The health of our passengers is important to us. Here you’ll find important information concerning matters of physical wellness when travelling with Arik Air, including doctor’s consultations, travel convenience, illness and other advice.

Consult your doctor

If you have any medical concerns about making a long journey, or if you suffer from a respiratory or cardiovascular condition, it is best to consult your doctor before travelling. Think about the destination as well as the journey. Ask your doctor whether you will need any vaccinations or special medication. Note that visiting cities in some high altitude areas or cities suffering from heavy pollution can aggravate asthma or other respiratory problems.

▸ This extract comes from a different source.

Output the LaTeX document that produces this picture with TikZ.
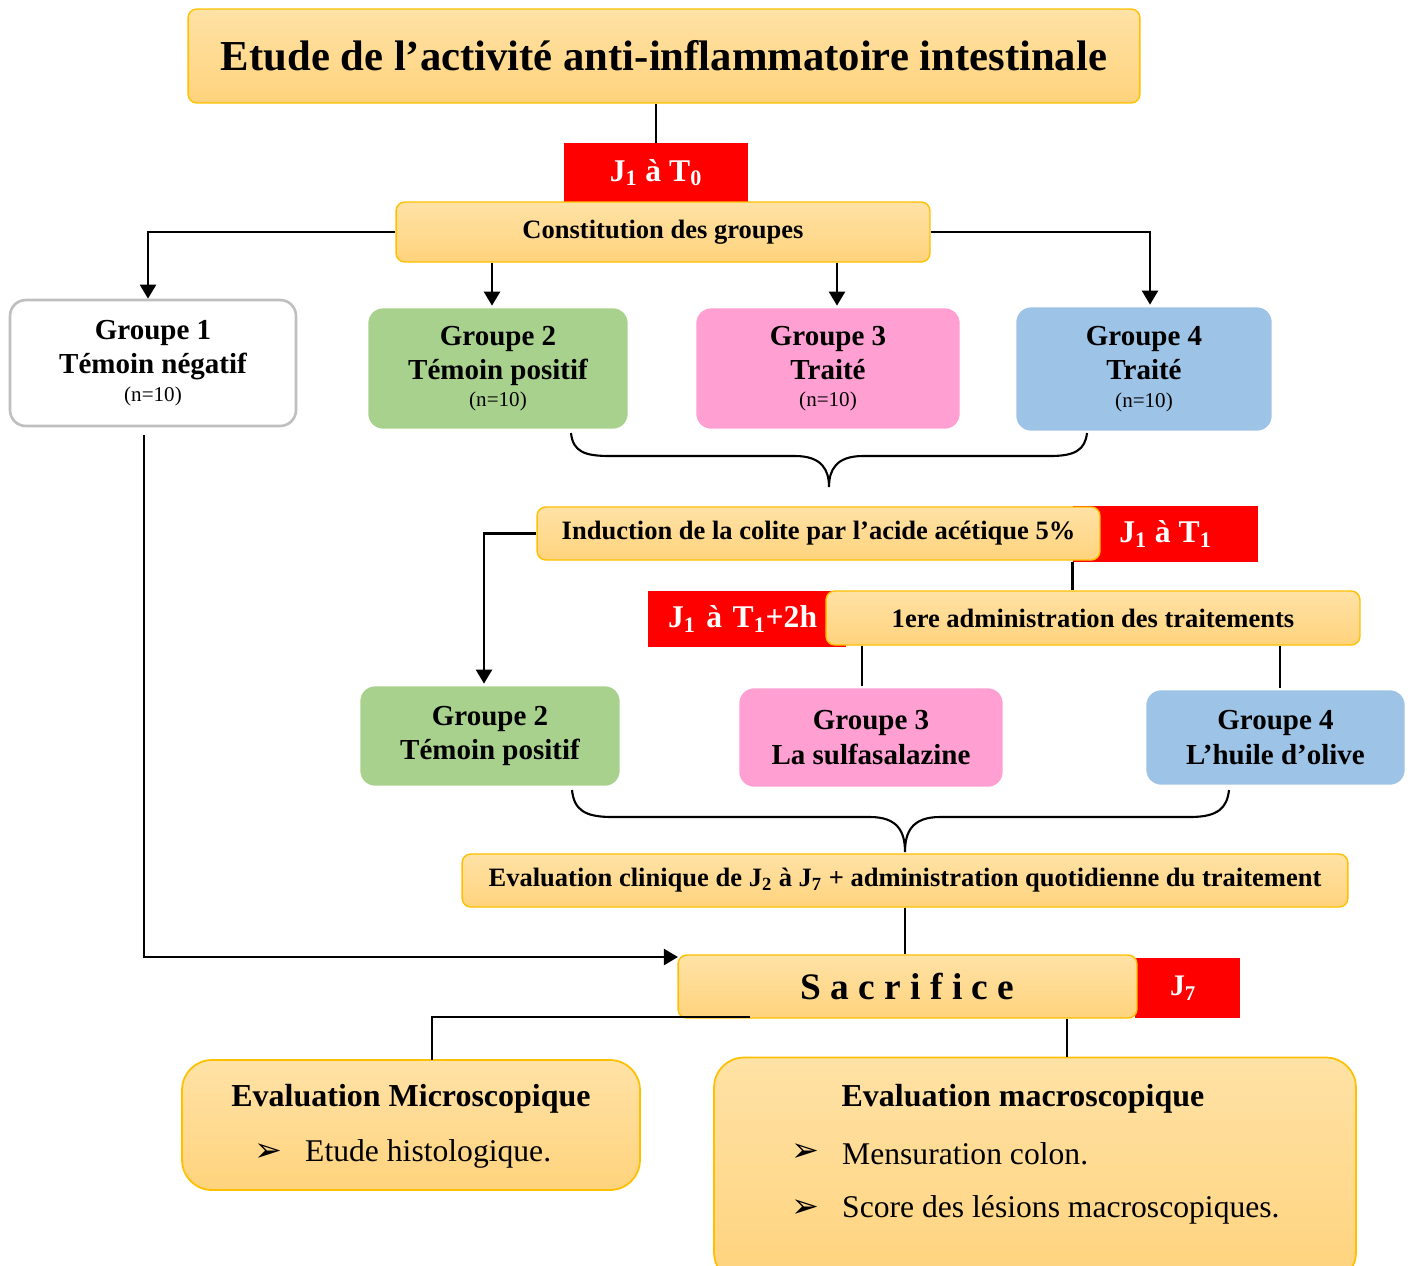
\documentclass[tikz,border=0pt]{standalone}
\usepackage{fontspec}
\setmainfont{Liberation Serif}
\newfontfamily\symfont{DejaVu Sans}
\usetikzlibrary{arrows.meta,positioning}
\definecolor{goldtop}{HTML}{FFE2A6}
\definecolor{goldbottom}{HTML}{FFD37D}
\definecolor{goldline}{HTML}{FFC000}
\definecolor{alertred}{HTML}{FF0000}
\definecolor{grpgreen}{HTML}{A9D18E}
\definecolor{grppink}{HTML}{FF9FD2}
\definecolor{grpblue}{HTML}{9DC3E6}
\definecolor{grpgray}{HTML}{BFBFBF}
\newcommand\nsmall{\mdseries\fontsize{12}{14}\selectfont}

\begin{document}
\begin{tikzpicture}[x=0.02cm, y=-0.02cm,
    boxsize/.style 2 args={minimum width=#1, minimum height=#2},
    goldbox/.style={draw=goldline, line width=0.8pt, top color=goldtop, bottom color=goldbottom,
        rounded corners=5pt, inner sep=0pt, font=\bfseries\fontsize{15.1}{18}\selectfont},
    redbox/.style={fill=alertred, text=white, inner sep=0pt, font=\bfseries\fontsize{18}{21}\selectfont},
    grpbox/.style={draw=white, line width=1.5pt, rounded corners=9pt, align=center, inner sep=0pt,
        font=\bfseries\fontsize{16.5}{19.5}\selectfont},
    evalbox/.style={goldbox, line width=1pt, rounded corners=17pt},
    evaltitle/.style={font=\bfseries\fontsize{18.2}{21}\selectfont},
    bullet/.style={font=\symfont\fontsize{19}{21}\selectfont},
    item/.style={anchor=west, font=\fontsize{18}{21}\selectfont},
    link/.style={line width=1.6pt},
    arrowlink/.style={link, -{Triangle[length=8pt,width=9pt]}},
    brace/.style={line width=1.2pt}
]
    \useasboundingbox (0,0) rectangle (1413,1265);

    % Title
    \node[goldbox, boxsize={19.04cm}{1.88cm}, font=\bfseries\fontsize{24.3}{28}\selectfont] (titre) at (664,56)
        {Etude de l’activité anti-inflammatoire intestinale};

    % J1 a T0 and groups
    \node[redbox, boxsize={3.68cm}{1.18cm}] (t0) at (656,172.5) {J\textsubscript{1} à T\textsubscript{0}};
    \node[goldbox, boxsize={10.68cm}{1.2cm}] (const) at (663,232) {Constitution des groupes};
    \draw[link] (t0.north) -- (t0.north |- titre.south);

    \node[grpbox, draw=grpgray, fill=white, boxsize={5.72cm}{2.52cm}] (g1) at (153,363)
        {Groupe 1\\Témoin négatif\\[-4pt]{\nsmall (n=10)}};
    \node[grpbox, fill=grpgreen, boxsize={5.24cm}{2.46cm}] (g2) at (498,368.5)
        {Groupe 2\\Témoin positif\\[-4pt]{\nsmall (n=10)}};
    \node[grpbox, fill=grppink, boxsize={5.32cm}{2.46cm}] (g3) at (828,368.5)
        {Groupe 3\\Traité\\[-4pt]{\nsmall (n=10)}};
    \node[grpbox, fill=grpblue, boxsize={5.16cm}{2.52cm}] (g4) at (1144,369)
        {Groupe 4\\Traité\\[-4pt]{\nsmall (n=10)}};

    \coordinate (g1in) at ([xshift=-0.1cm]g1.north);
    \coordinate (g2in) at ([xshift=-0.12cm]g2.north);
    \coordinate (g3in) at ([xshift=0.18cm]g3.north);
    \coordinate (g4in) at ([xshift=0.12cm]g4.north);
    \draw[arrowlink] (const.west) -| (g1in);
    \draw[arrowlink] (const.east) -| (g4in);
    \draw[arrowlink] (g2in |- const.south) -- (g2in);
    \draw[arrowlink] (g3in |- const.south) -- (g3in);

    % first brace
    \draw[brace] (571,433) .. controls (573,452) and (585,456) .. (610,456) -- (795,456)
        .. controls (822,456) and (829,470) .. (829,487)
        .. controls (829,470) and (836,456) .. (863,456) -- (1050,456)
        .. controls (1075,456) and (1085,450) .. (1087,433);

    % colitis induction and first treatment
    \node[redbox, boxsize={3.7cm}{1.12cm}] (t1) at (1165.5,534)
        {J\textsubscript{1} à T\textsubscript{1}};
    \node[goldbox, boxsize={11.26cm}{1.06cm}] (induc) at (818.5,533.5)
        {Induction de la colite par l’acide acétique 5\%};
    \node[redbox, boxsize={3.96cm}{1.12cm}, text width=3.16cm, align=left] (t2) at (747,619)
        {J\textsubscript{1} à T\textsubscript{1}+2h};
    \node[goldbox, boxsize={10.68cm}{1.08cm}] (adm) at (1093,618)
        {1ere administration des traitements};
    \draw[link] (t1.south west) -- (t1.south west |- adm.north);

    \node[grpbox, fill=grpgreen, boxsize={5.24cm}{2.04cm}] (lg2) at (490,736)
        {Groupe 2\\Témoin positif};
    \node[grpbox, fill=grppink, boxsize={5.32cm}{2.02cm}] (lg3) at (871,737.5)
        {Groupe 3\\La sulfasalazine};
    \node[grpbox, fill=grpblue, boxsize={5.22cm}{1.94cm}] (lg4) at (1275.5,737.5)
        {Groupe 4\\L’huile d’olive};

    \coordinate (lg2in) at ([xshift=-0.12cm]lg2.north);
    \coordinate (lg3in) at ([xshift=-0.18cm]lg3.north);
    \coordinate (lg4in) at ([xshift=0.09cm]lg4.north);
    \draw[arrowlink] (induc.west) -| (lg2in);
    \draw[link] (adm.south -| lg3in) -- (lg3in);
    \draw[link] (adm.south -| lg4in) -- (lg4in);

    % second brace
    \draw[brace] (572,790) .. controls (574,810) and (585,817) .. (612,817) -- (870,817)
        .. controls (898,817) and (905,832) .. (905,852)
        .. controls (905,832) and (912,817) .. (940,817) -- (1190,817)
        .. controls (1218,817) and (1227,808) .. (1229,790);

    % clinical evaluation and sacrifice
    \node[goldbox, boxsize={17.72cm}{1.06cm}] (clin) at (905,880.5)
        {Evaluation clinique de J\textsubscript{2} à J\textsubscript{7} + administration quotidienne du traitement};
    \node[redbox, boxsize={2.1cm}{1.2cm}, text width=0.7cm, align=left, font=\bfseries\fontsize{17}{20}\selectfont] (t7) at (1187.5,988)
        {J\textsubscript{7}};
    \node[goldbox, boxsize={9.18cm}{1.26cm}, font=\bfseries\fontsize{21.3}{25}\selectfont] (sacr) at (907.5,986.5)
        {S a c r i f i c e};
    \draw[link] (clin.south) -- (clin.south |- sacr.north);

    \coordinate (g1out) at (144,435);
    \coordinate (sacrin) at (678,957);
    \draw[arrowlink] (g1out) |- (sacrin);

    % final evaluations
    \node[evalbox, boxsize={9.16cm}{2.6cm}] (micro) at (411,1125) {};
    \node[evalbox, boxsize={12.84cm}{4.5cm}] (macro) at (1035,1170) {};
    \node[evaltitle] (microtit) at (411,1099) {Evaluation Microscopique};
    \node[bullet] (mib1) at (268,1153) {➢};
    \node[item] (mit1) at (299,1154) {Etude histologique.};
    \node[evaltitle] (macrotit) at (1023,1099) {Evaluation macroscopique};
    \node[bullet] (mab1) at (805,1153) {➢};
    \node[item] (mat1) at (836,1154) {Mensuration colon.};
    \node[bullet] (mab2) at (805,1209) {➢};
    \node[item] (mat2) at (836,1210) {Score des lésions macroscopiques.};

    \coordinate (microin) at (432,1060);
    \coordinate (sacrout) at (750,1017);
    \coordinate (macroin) at (1067,1057);
    \draw[link] (microin) |- (sacrout);
    \draw[link] (macroin) -- (macroin |- sacr.south);
\end{tikzpicture}
\end{document}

There are many examples of over-the-counter medication available, but we recommend that you always consult your doctor to determine which are suitable for you.

Be sure to ask for medical advice, especially if you:

  • Are under a doctor´s care
  • Suffer from a chronic illness
  • Have recently been in a hospital
  • Are pregnant.

Expectant Mothers

Expectant mothers are not regarded as PRM. Nevertheless, expectant mothers can be accepted until the end of week 34 on all domestic flights at their own risk. It shall be noted that between week 28 and week 34 of the pregnancy a doctor’s certificate is required.

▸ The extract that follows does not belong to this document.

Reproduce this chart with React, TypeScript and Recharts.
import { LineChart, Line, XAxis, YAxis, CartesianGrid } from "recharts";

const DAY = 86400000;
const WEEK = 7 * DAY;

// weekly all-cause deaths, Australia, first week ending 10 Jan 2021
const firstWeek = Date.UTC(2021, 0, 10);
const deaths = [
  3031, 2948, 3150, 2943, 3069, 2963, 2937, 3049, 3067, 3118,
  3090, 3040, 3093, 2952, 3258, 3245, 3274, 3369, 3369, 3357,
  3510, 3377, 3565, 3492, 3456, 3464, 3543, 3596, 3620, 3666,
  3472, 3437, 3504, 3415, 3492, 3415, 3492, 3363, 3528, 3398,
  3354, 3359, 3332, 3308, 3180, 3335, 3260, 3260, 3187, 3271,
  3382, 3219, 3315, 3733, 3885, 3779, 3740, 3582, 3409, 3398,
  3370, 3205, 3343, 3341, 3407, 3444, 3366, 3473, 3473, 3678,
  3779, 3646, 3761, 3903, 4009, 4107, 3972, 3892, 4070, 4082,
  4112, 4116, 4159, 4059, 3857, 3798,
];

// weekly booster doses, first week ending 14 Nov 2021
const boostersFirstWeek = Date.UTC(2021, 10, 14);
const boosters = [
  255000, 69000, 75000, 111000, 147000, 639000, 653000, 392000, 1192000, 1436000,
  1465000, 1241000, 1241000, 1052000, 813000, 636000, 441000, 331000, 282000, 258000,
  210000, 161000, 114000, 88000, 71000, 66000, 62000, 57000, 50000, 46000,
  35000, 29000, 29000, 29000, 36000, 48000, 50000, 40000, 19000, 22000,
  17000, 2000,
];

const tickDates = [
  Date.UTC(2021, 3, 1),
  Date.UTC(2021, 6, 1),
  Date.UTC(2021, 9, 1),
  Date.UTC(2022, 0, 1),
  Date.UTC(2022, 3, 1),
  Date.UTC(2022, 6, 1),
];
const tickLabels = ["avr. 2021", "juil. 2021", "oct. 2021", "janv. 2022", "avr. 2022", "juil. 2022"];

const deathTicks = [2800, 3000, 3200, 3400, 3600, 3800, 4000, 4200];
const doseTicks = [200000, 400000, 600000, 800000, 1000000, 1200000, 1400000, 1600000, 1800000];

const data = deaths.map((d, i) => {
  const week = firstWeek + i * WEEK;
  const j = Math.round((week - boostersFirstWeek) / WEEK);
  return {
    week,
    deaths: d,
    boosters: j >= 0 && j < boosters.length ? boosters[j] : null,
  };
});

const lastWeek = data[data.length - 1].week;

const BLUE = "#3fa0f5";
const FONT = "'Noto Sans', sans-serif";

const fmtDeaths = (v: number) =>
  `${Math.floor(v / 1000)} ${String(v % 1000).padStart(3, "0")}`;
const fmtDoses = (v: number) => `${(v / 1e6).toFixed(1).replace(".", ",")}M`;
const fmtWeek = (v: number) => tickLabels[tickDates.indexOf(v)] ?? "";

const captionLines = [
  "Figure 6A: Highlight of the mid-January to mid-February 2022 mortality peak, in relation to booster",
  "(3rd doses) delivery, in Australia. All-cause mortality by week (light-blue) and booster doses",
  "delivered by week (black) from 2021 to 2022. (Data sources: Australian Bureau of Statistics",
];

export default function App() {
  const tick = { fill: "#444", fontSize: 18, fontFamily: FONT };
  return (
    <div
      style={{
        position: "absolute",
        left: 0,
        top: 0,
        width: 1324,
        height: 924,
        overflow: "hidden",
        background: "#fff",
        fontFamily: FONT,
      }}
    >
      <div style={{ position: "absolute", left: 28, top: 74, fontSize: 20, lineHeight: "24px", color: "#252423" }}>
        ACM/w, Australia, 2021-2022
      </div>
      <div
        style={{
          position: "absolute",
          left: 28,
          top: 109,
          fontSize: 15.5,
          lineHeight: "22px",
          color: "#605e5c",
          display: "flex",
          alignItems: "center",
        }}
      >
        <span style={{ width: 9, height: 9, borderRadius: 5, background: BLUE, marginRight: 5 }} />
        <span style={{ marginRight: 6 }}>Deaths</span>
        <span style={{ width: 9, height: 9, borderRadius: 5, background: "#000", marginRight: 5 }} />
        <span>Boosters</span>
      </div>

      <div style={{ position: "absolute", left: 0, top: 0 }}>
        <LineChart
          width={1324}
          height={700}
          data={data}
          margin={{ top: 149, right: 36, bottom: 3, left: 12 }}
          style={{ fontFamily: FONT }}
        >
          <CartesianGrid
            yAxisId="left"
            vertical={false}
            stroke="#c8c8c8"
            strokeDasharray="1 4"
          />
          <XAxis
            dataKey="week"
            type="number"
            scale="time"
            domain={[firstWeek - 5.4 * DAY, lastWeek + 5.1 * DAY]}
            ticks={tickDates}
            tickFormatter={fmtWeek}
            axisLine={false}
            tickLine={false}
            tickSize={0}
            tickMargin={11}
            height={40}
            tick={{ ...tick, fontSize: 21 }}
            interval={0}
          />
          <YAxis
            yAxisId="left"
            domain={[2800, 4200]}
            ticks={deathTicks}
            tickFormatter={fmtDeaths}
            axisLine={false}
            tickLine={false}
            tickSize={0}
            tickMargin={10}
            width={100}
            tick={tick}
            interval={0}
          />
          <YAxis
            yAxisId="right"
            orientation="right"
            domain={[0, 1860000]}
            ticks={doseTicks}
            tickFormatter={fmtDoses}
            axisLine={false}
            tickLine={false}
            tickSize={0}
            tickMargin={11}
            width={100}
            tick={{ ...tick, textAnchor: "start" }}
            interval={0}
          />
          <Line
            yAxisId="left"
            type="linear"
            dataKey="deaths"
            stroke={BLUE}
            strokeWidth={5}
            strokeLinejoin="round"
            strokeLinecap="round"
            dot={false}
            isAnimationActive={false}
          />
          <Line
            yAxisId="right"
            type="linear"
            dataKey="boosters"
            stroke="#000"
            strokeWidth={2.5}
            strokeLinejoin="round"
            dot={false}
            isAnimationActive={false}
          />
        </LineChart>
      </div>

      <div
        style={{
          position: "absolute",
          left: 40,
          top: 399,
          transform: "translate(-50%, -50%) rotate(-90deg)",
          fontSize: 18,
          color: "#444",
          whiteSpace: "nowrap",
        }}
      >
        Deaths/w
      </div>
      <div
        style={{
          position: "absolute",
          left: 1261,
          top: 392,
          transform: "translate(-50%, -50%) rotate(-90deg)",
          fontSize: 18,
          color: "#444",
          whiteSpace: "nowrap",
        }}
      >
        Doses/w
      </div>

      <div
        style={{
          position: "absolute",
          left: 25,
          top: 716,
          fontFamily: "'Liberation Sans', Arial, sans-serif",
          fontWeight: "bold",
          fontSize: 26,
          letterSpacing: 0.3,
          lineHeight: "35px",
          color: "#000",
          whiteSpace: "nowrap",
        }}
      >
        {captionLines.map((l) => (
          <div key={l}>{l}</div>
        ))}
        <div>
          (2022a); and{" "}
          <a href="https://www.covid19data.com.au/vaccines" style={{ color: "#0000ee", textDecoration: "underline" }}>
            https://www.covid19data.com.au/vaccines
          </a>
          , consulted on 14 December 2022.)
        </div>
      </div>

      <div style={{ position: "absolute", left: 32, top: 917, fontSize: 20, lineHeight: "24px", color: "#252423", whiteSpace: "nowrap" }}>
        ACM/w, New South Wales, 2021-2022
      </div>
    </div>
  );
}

Expectant mothers can be accepted until the end of week 30 on all international flights at their own risk. It shall be noted that between week 28 and week 30 of the pregnancy a doctor’s certificate is required. Exception to this rule on International flights only, Between the end of week 30 and end of week 34 Expectant mothers can still be accepted (with a doctor’s certificate) until the end of week 34, providing that the mother is returning to the country of her origin/residence for which they are in a possession of valid documents at the time of travel.

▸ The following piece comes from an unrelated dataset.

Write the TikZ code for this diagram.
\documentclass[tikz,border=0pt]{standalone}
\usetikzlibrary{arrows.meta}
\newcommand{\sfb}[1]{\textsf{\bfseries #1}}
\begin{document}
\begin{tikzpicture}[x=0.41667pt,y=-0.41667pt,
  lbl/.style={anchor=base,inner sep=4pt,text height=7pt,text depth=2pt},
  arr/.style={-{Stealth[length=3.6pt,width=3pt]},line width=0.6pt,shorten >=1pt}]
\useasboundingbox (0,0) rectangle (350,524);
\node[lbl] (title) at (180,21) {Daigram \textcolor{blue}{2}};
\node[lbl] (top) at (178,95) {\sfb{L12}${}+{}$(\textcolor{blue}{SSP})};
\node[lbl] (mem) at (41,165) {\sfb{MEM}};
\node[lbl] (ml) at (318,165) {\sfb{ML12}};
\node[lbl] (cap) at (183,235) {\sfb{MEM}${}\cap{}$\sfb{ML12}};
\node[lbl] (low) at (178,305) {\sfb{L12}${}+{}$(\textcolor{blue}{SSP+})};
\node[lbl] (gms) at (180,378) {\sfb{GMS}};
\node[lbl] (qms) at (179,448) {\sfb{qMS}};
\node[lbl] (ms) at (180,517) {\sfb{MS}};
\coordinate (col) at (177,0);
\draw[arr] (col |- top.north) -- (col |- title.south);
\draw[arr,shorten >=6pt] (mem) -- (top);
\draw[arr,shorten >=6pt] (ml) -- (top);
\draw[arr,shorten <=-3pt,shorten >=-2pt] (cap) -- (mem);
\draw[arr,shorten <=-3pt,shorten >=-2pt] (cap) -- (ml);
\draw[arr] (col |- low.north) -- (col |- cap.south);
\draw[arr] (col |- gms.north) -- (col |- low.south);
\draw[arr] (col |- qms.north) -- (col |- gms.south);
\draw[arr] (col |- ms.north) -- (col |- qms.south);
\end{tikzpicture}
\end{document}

Doctor certificates presented at the time of check-in must be issued within 7 days of travel otherwise You might be refused to travel.

 Travel convenience

For your travel convenience, here are some tried-and-tested tips to enhance your travel experience and minimize discomfort during your flight:

  • Get a good night's sleep
  • Drink plenty of fluids, especially water
  • Avoid drinking alcohol and drinks containing caffeine such as coffee and tea
  • Eat light and easily-digested food
  • Wear loose fitting clothing, comfortable shoes and, if necessary, support stockings
  • Consult your doctor on the usage of anti-embolic medications
  • Keep prescribed medication with you in your carry-on bag
  • Avoid taking sleeping pills
  • Take a brisk walk on arrival

The common cold, flu and ear infections

Avoid traveling if you have an ear infection or are suffering from a severe cold or flu. If you must travel, consider the following:

  • Drink plenty of liquids, preferably non-carbonated water and fruit juice
  • Use nose drops half an hour before takeoff and landing
  • Suck on a sweet or chew gum during takeoff and landing

 

Other advice

  • Remember to bring any prescribed medication with you as well as your glasses or contact lenses.
  • Watch out for infectious or parasitic illnesses. These are often contracted by eating raw vegetables or drinking infected water. You can minimise risks by making sure to:
  • Drink only bottled beverages with sealed tops, preferably a named brand. If you must drink tap water, boil it or use sterilization tablets which you can obtain from your local pharmacy
  • Eat cooked food and make sure it is hot. Don´t eat raw vegetables unless they have been thoroughly washed and peeled
  • Wash your hands regularly
  • Remember to get vaccinated. Some vaccinations involve a series of injections. Plan your vaccinations well in advance and make sure you leave enough time to see your doctor before you travel. Remember that the authorities of some countries require vaccinations before they will admit you into the country. e.g in the case of Yellow Fever
  • Protect yourself against malaria; if contracted and it goes un-treated, it can be fatal. The disease is transmitted by mosquitoes found in most tropical countries, which usually come out between twilight and daybreak. A course of preventive treatment is highly recommended. To avoid insect bites, wear protective clothing and spray insect repellent on any exposed parts of your body
  • Avoid heat and sun exposure and apply a high-SPF sun block cream or lotion.